Regardless of who pays, re-staking adds time. Budget for at least one round of re-staking on any project with significant grading, because the sequence of rough grading followed by fine grading almost always destroys the initial utility and building layout stakes. Flagging and protecting stakes with guard lath or paint can extend their lifespan, but it won’t eliminate the problem entirely.
Construction staking tells the builder where things should go. An as-built survey confirms where they actually ended up. Many jurisdictions require an as-built survey before issuing a certificate of occupancy, and the gap between the two surveys is where problems surface.
An as-built survey typically verifies three things: that the structure sits within the required setbacks, that the finished grading matches the approved drainage plan, and that elevations at critical points (lot corners, drainageways, overflow locations) fall within tolerance of the engineered design. Tolerances are tight; some jurisdictions require elevations within two-tenths of a foot of the approved plan and confirm that grading doesn’t pond surface water onto neighboring properties.
The as-built also documents the actual location of sewer and water connections, including pipe sizes and invert elevations.

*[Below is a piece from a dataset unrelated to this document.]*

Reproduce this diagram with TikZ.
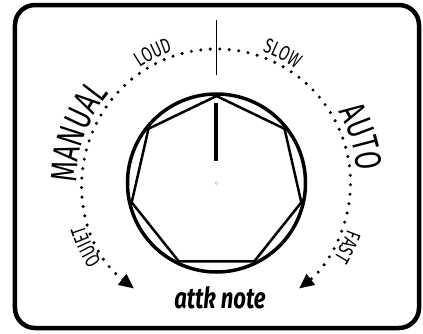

This information becomes part of the permanent property record and proves invaluable when future work requires locating buried infrastructure. The survey must be certified by a licensed professional, and the review process can take up to a week, so build that timeline into the project schedule before planning a move-in date.
When a surveyor makes a mistake, the consequences cascade. A building placed two feet off its intended position can violate setbacks, encroach on easements, or misalign with utility connections that were installed to the original coordinates. The legal standard that applies isn’t perfection; it’s the care and skill that a reasonably competent surveyor would exercise under similar circumstances in the same area. Surveyors carry professional liability insurance (often called errors and omissions insurance) to cover claims that fall below this standard.
Where clients run into trouble is in contracts that demand the “highest standard of care” or include language that amounts to a guarantee of perfection. Those clauses are generally uninsurable, meaning the surveyor’s liability policy won’t cover a breach-of-contract claim based on that heightened standard even if the work was otherwise non-negligent. If a surveyor’s contract includes that kind of language, it’s worth pushing back. The standard formulation ties liability to negligence, not to an impossible promise of zero error.
From a practical standpoint, catching staking errors early is far cheaper than discovering them during an as-built survey. General contractors who independently verify a few critical points with their own measurements before pouring concrete or setting forms create a safety net that has saved projects from six-figure mistakes.